Giocando con Pollock |
Ozan Aksoyek, danzatore e ricercatore nell'ambito del movimento, chiama, in un'intervista letta anni fa, "movimenti parassiti" quelli la cui intenzione non è chiara all'interno del corpo e che, conseguentemente, risultano, nello spazio esterno, privi di una direzione precisa.
Anche nei gruppi di danzaterpia si osservano i movimenti parassiti. Spesso si presentano attraverso un'energia superiore a quella necessaria e risultano innaturali, finti, premeditati.
Occorre tempo e fiducia perché un utente si liberi di tali movimenti e ne riveli di autentici, mostrando così il proprio naturale essere danzante.
Isadora Duncan, nel suo "L'Arte della Danza" scrive:
il corpo deve imparare ad esprimersi coi movimenti che gli sono naturali.
Anche in questo caso non si parla di consapevolezza, termine direi quasi di moda, ma di autenticità.
I bambini non sono consapevoli di ciò che fanno ma esprimono ciò che sono; non compiono movimenti parassiti, ma sono in grado di imitare quelli degli adulti.
Ancora una volta la danza mi offre lo spunto per riflettere, in particolare sull'unità tra ciò che si è e ciò che si fa e su quanto sia complesso non solo mostrare ma anche riconoscere e nutrirci di autenticità nel quotidiano. Questo non perché non si manifesti ma perché, a mio parere, non possediamo gli strumenti per farlo, o peggio, ne possediamo così tanti da perdere la bussola.
A tal proposito trovo interessante ciò che scrive Oliver Sacks nel suo noto libro "L'uomo che scambiò sua moglie per un cappello". In esso l'autore definisce il linguaggio naturale come "l'espressione di tutto il proprio pensiero con tutto il proprio essere".
La cosa curiosa è che egli ci fa notare come persone con deficit, in particolare gli afasici (cioè coloro che non possono comprendere le parole ma colgono quello che viene chiamato "tono emotivo") e, all'opposto, persone affette da agnosia tonale (che suppliscono all'impossibilità di comprendere il tono della voce con una attenta analisi dell'espressione del viso e della scelta delle parole) siano infallibili nel riconoscere autenticità o meno in ciò che viene espresso.
Quanto detto mi invita a pensare che soprattutto l'innocenza e la sensibilità dei bambini e le capacità straordinarie sviluppate da persone che presentano deficit agli occhi "normali" del mondo, abbiano a che fare con termini quali naturalezza, autenticità, intensità.

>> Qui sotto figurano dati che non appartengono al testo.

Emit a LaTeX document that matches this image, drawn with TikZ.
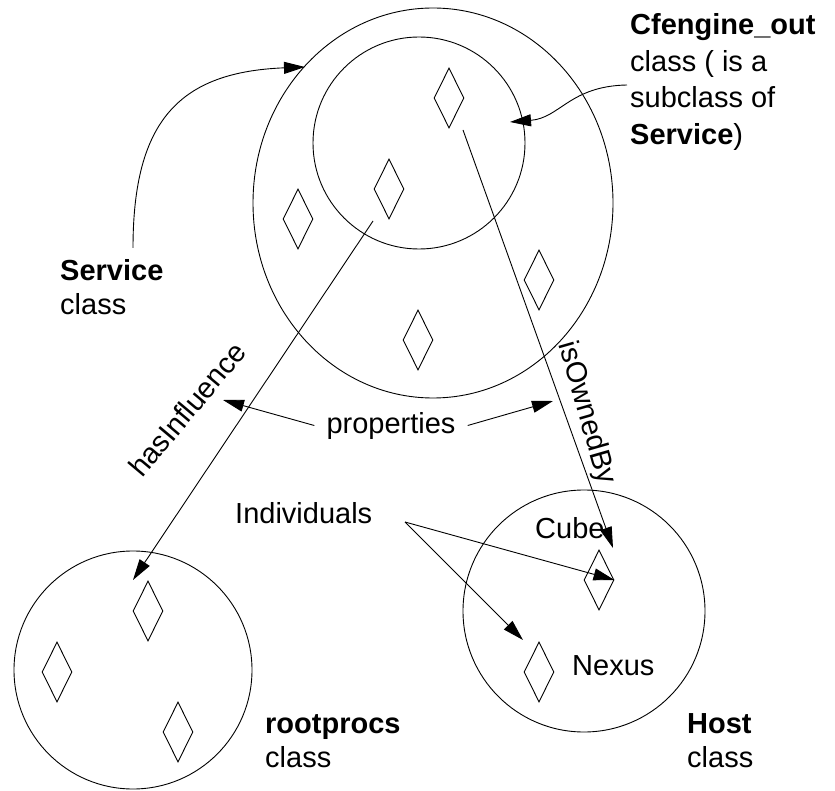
\documentclass[tikz,border=0pt]{standalone}
\usepackage{fontspec}
\setmainfont{Liberation Sans}
\usetikzlibrary{arrows.meta,shapes.geometric}
\begin{document}
\begin{tikzpicture}[x=1pt,y=-1pt,
  txt/.style={inner sep=0pt, font=\fontsize{29}{34}\selectfont},
  lbl/.style={txt, anchor=base west, align=left},
  cls/.style={draw, circle, line width=0.9pt, inner sep=0pt},
  indiv/.style={draw, diamond, minimum width=30pt, minimum height=60pt, inner sep=0pt, line width=0.9pt},
  arr/.style={-{Triangle[length=21pt,width=12pt]}, line width=0.9pt}]
\useasboundingbox (0,0) rectangle (835,791);
% classes
\node[draw, ellipse, line width=0.9pt, inner sep=0pt, minimum width=360pt, minimum height=390pt] (service) at (433,203) {};
\node[cls, minimum size=212pt] (cfe) at (419,143) {};
\node[cls, minimum size=238pt] (root) at (133,670) {};
\node[cls, minimum size=242pt] (host) at (584,611) {};
% individuals
\node[indiv] (s1) at (449,98) {};
\node[indiv] (s2) at (389,189) {};
\node[indiv] (s3) at (298,219) {};
\node[indiv] (s4) at (539,280) {};
\node[indiv] (s5) at (418,340) {};
\node[indiv] (r1) at (148,611) {};
\node[indiv] (r2) at (57,672) {};
\node[indiv] (r3) at (178,732) {};
\node[indiv] (cube) at (599,580) {};
\node[indiv] (nexus) at (539,672) {};
% labels (base = baseline of the last line)
\node[lbl, font=\fontsize{29}{36.5}\selectfont] (cfelbl) at (630,144.5) {\textbf{Cfengine\_out}\\class ( is a\\subclass of\\\textbf{Service})};
\node[lbl] (svclbl) at (60,315) {\textbf{Service}\\class};
\node[lbl] (rootlbl) at (265,767) {\textbf{rootprocs}\\class};
\node[lbl] (hostlbl) at (687,767) {\textbf{Host}\\class};
\node[lbl] (indlbl) at (235,523) {Individuals};
\node[lbl] (cubelbl) at (535,538) {Cube};
\node[lbl] (nexuslbl) at (572,675) {Nexus};
\node[txt, anchor=base, inner xsep=12pt] (prop) at (391,433) {properties};
\node[txt, anchor=base, rotate=50] (hasinf) at (195,416) {hasInfluence};
\node[txt, rotate=-74] (owned) at (586,413) {isOwnedBy};
% connector ends
\coordinate (svcstart) at (133,248);
\coordinate (svctip) at (305,67);
\coordinate (cfestart) at (627,85);
\coordinate (cfetip) at (510,122);
\coordinate (hifrom) at (373,221);
\coordinate (hito) at (133,580);
\coordinate (ownfrom) at (463,130);
\coordinate (ownto) at (613,548);
\coordinate (propL) at (223,400);
\coordinate (propR) at (553,401);
\coordinate (indfrom) at (405,522);
\coordinate (nexto) at (523,640);
% connectors
\draw[arr] (svcstart) .. controls (133,120) and (180,72) .. (svctip);
\draw[arr] (cfestart) .. controls (570,86) and (560,118) .. (cfetip);
\draw[arr] (hifrom) -- (hito);
\draw[arr] (ownfrom) -- (ownto);
\draw[arr] (prop.west) -- (propL);
\draw[arr] (prop.east) -- (propR);
\draw[arr] (indfrom) -- (cube.east);
\draw[arr] (indfrom) -- (nexto);
\end{tikzpicture}
\end{document}
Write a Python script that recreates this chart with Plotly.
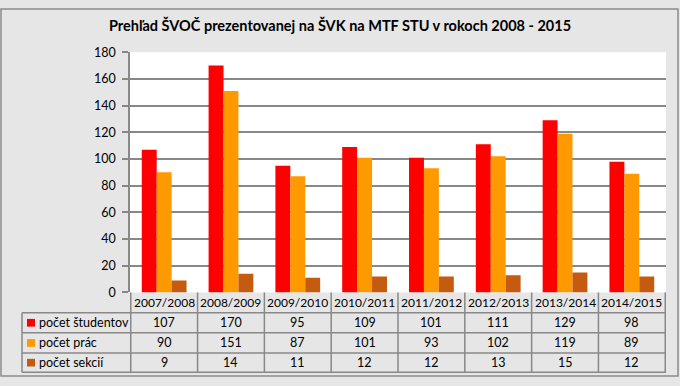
import plotly.graph_objects as go

W, H = 680, 386

title = "Prehľad ŠVOČ prezentovanej na ŠVK na MTF STU v rokoch 2008 - 2015"
categories = ["2007/2008", "2008/2009", "2009/2010", "2010/2011",
              "2011/2012", "2012/2013", "2013/2014", "2014/2015"]
series_names = ["počet študentov", "počet prác", "počet sekcií"]
studenti = [107, 170, 95, 109, 101, 111, 129, 98]
prace = [90, 151, 87, 101, 93, 102, 119, 89]
sekcie = [9, 14, 11, 12, 12, 13, 15, 12]
series_values = [studenti, prace, sekcie]
colors = ["#FF0000", "#FF9900", "#C55A11"]
y_ticks = list(range(0, 181, 20))

FONT = "Lato"
GRID = "#888888"
BG = "#E6E6E6"
FS_NUM = 12
FS_LBL = 12.5

def px(x):
    return x / W

def py(y):
    return 1 - y / H

plot_left, plot_right = 130, 666
plot_top, plot_bottom = 46, 296
row_lines = [296, 317, 338, 359, 379]
legend_left = 22

fig = go.Figure()
for name, vals, col in zip(series_names, series_values, colors):
    fig.add_trace(go.Bar(x=categories, y=vals, name=name, marker_color=col,
                         marker_line_width=0, showlegend=False))

shapes = []
annotations = []
n = len(categories)
for ry in row_lines[1:]:
    shapes.append(dict(type="line", xref="paper", yref="paper",
                       x0=px(legend_left), x1=px(plot_right), y0=py(ry), y1=py(ry),
                       line=dict(color=GRID, width=1.5)))
for i in range(n + 1):
    shapes.append(dict(type="line", xref="x", yref="paper",
                       x0=i - 0.5, x1=i - 0.5, y0=py(row_lines[0]), y1=py(row_lines[-1]),
                       line=dict(color=GRID, width=1.5)))
shapes.append(dict(type="line", xref="paper", yref="paper",
                   x0=px(legend_left), x1=px(legend_left), y0=py(row_lines[1]), y1=py(row_lines[-1]),
                   line=dict(color=GRID, width=1.5)))
shapes.append(dict(type="rect", xref="paper", yref="paper",
                   x0=px(1), x1=px(678), y0=py(383), y1=py(1),
                   line=dict(color="#8C8C8C", width=1.5)))

for c in categories:
    annotations.append(dict(x=c, xref="x", y=py((row_lines[0] + row_lines[1]) / 2), yref="paper",
                            text=c, showarrow=False, font=dict(family=FONT, size=FS_NUM, color="#000"),
                            xanchor="center", yanchor="middle"))
for r, (name, vals, col) in enumerate(zip(series_names, series_values, colors)):
    yc = (row_lines[r + 1] + row_lines[r + 2]) / 2
    shapes.append(dict(type="rect", xref="paper", yref="paper",
                       x0=px(27), x1=px(35), y0=py(yc - 4), y1=py(yc + 4),
                       fillcolor=col, line=dict(width=0)))
    annotations.append(dict(x=px(37), xref="paper", y=py(yc), yref="paper",
                            text=name, showarrow=False, font=dict(family=FONT, size=FS_LBL, color="#000"),
                            xanchor="left", yanchor="middle"))
    for c, v in zip(categories, vals):
        annotations.append(dict(x=c, xref="x", y=py(yc), yref="paper",
                                text=str(v), showarrow=False,
                                font=dict(family=FONT, size=FS_NUM + 0.5, color="#000"),
                                xanchor="center", yanchor="middle"))

fig.update_layout(
    width=W, height=H,
    margin=dict(l=0, r=0, t=0, b=0),
    paper_bgcolor=BG, plot_bgcolor="#FFFFFF",
    barmode="group", bargap=0.33, bargroupgap=0,
    title=dict(text="<b>" + title + "</b>", x=0.5, xanchor="center",
               y=py(19), yanchor="middle", yref="paper",
               font=dict(family=FONT, size=14.5, color="#000")),
    xaxis=dict(domain=[px(plot_left), px(plot_right)], showticklabels=False,
               showgrid=False, zeroline=False, showline=False, ticks=""),
    yaxis=dict(domain=[py(plot_bottom), py(plot_top)], range=[0, 180],
               tickvals=y_ticks, showgrid=True, gridcolor=GRID, gridwidth=1.5,
               zeroline=False, showline=True, linecolor=GRID, linewidth=1.5,
               ticks="outside", ticklen=6, tickcolor=GRID, tickwidth=1.5,
               ticklabelstandoff=4,
               tickfont=dict(family=FONT, size=FS_NUM + 0.5, color="#000")),
    shapes=shapes, annotations=annotations,
)

post = ("document.body.style.margin='0';document.body.style.padding='0';"
        "var d=document.getElementById('{plot_id}');d.style.position='fixed';"
        "d.style.left='0px';d.style.top='0px';")
fig.write_html("out.html", post_script=post, config={"displayModeBar": False})
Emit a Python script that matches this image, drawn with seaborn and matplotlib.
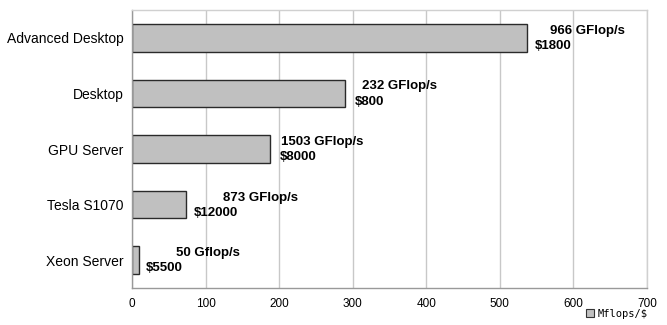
import matplotlib
matplotlib.use("Agg")
import matplotlib.pyplot as plt
from matplotlib.patches import Patch
import seaborn as sns
import pandas as pd

# Price/performance of each system
systems = ["Advanced Desktop", "Desktop", "GPU Server", "Tesla S1070", "Xeon Server"]
gflops = [966, 232, 1503, 873, 50]
prices = [1800, 800, 8000, 12000, 5500]
perf_labels = ["966 GFlop/s", "232 GFlop/s", "1503 GFlop/s", "873 GFlop/s", "50 Gflop/s"]
price_labels = ["$1800", "$800", "$8000", "$12000", "$5500"]
mflops_per_dollar = [g * 1000 / p for g, p in zip(gflops, prices)]
x_ticks = [0, 100, 200, 300, 400, 500, 600, 700]

df = pd.DataFrame({"system": systems, "Mflops/$": mflops_per_dollar})

sns.set_theme(style="white")
plt.rcParams["font.family"] = ["Liberation Sans", "DejaVu Sans"]
plt.rcParams["text.color"] = "black"
plt.rcParams["xtick.labelcolor"] = "black"
plt.rcParams["ytick.labelcolor"] = "black"

fig = plt.figure(figsize=(6.67, 3.25), dpi=100)
ax = fig.add_axes([0.198, 0.114, 0.772, 0.855])

sns.barplot(data=df, y="system", x="Mflops/$", orient="h", color="#c0c0c0",
            saturation=1, edgecolor="#2a2a2a", linewidth=1.0, width=0.5, ax=ax)

ax.set_xlim(0, 700)
ax.set_ylim(4.5, -0.5)
ax.set_xticks(x_ticks)
ax.set_xticklabels([str(t) for t in x_ticks], fontsize=8.5)
ax.set_yticks(range(len(systems)))
ax.set_yticklabels(systems, fontsize=10)
ax.set_xlabel("")
ax.set_ylabel("")

# vertical grid lines behind the bars
ax.set_axisbelow(True)
ax.xaxis.grid(True, color="#c8c8c8", linewidth=1)
ax.yaxis.grid(False)

# spines
for side in ["top", "right"]:
    ax.spines[side].set_color("#d0d0d0")
    ax.spines[side].set_linewidth(1)
for side in ["left", "bottom"]:
    ax.spines[side].set_color("#999999")
    ax.spines[side].set_linewidth(1)

# tick marks: major on x, category separators on y
ax.tick_params(axis="x", which="major", length=4, width=1, color="#999999",
               direction="out", pad=3, labelcolor="black")
ax.tick_params(axis="y", which="major", length=0, pad=6, labelcolor="black")
ax.set_yticks([i + 0.5 for i in range(-1, len(systems))], minor=True)
ax.tick_params(axis="y", which="minor", length=4, width=1, color="#999999", direction="out")

# two-line value annotations beside each bar (offsets in points)
line1_dx = [17, 12, 8, 27, 27]
line2_dx = [6, 7, 7, 6, 5]
for i, v in enumerate(mflops_per_dollar):
    ax.annotate(perf_labels[i], xy=(v, i), xytext=(line1_dx[i], 5),
                textcoords="offset points", ha="left", va="center",
                fontsize=9.5, fontweight="bold", color="black")
    ax.annotate(price_labels[i], xy=(v, i), xytext=(line2_dx[i], -6),
                textcoords="offset points", ha="left", va="center",
                fontsize=9.5, fontweight="bold", color="black")

# legend
handle = Patch(facecolor="#c0c0c0", edgecolor="#333333", linewidth=0.8, label="Mflops/$")
leg = fig.legend(handles=[handle], loc="lower right", bbox_to_anchor=(0.985, -0.01),
                 frameon=False, handlelength=0.8, handleheight=0.8, handletextpad=0.3,
                 prop={"family": "DejaVu Sans Mono", "size": 7.5})

fig.savefig("out.png", dpi=100)
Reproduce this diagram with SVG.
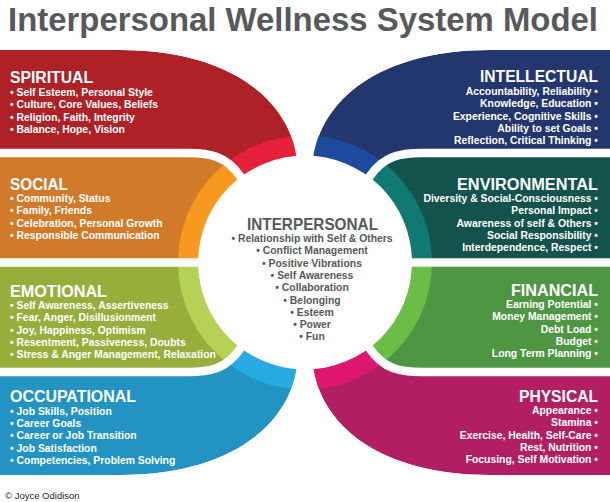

Dall'altra parte, mi azzardo a dire, ci sono gli adulti "normalmente nevrotici" (per usare l'azzeccatissima definizione di Blanche Evan, pioniera della Dance Therapy), perduti in una complessa nebulosa di un "troppo" che spesso porta all'incongruenza tra ciò che siamo e ciò che facciamo.
All'incapacità di vedere le cose nella loro forma più semplice ma non per questo meno profonda; all'accumulare esperienze in modo superficiale.
A riempire il tempo perdendo l'intensità degli attimi. Siamo tutti consapevoli della nostra natura, tuttavia continuiamo a comportarci in modo innaturale.
E' un tema bellissimo...e profondo.
RispondiEliminaLa nebulosa del troppo ci attanaglia, soprattutto qui in città ( come sento la differenza nei suoni e nei ritmi rispetto a quando stavo in cascina ! ), e non è sempre facile.
Nella danza sento che abbiamo accesso a un modo di stare al mondo unico e autentico sempre ( anche quando è parassita in realtà ).
E' il vero DASEIN di cui parlano i filosofi ( che parlano parlano e pensano e pensano ).
Il nostro mondo, la nostra società sta correndo a sviluppare tantissimo una serie di arree cerebrali a discapito di tutte le nostre intelligenze motorie e relazionali.
Mi capita quando guardo una donna immigrata africana con che sapienza tocca il suo bambino, con che danza riesce a cambiargli il pannolino in treno,come lo addormenta sulla sua schiena...senza mai aver avuto forse accesso a tutte queste informazioni che ci girano intorno.
Abbiamo tutti bisogno di autenticità e forse essenzialità.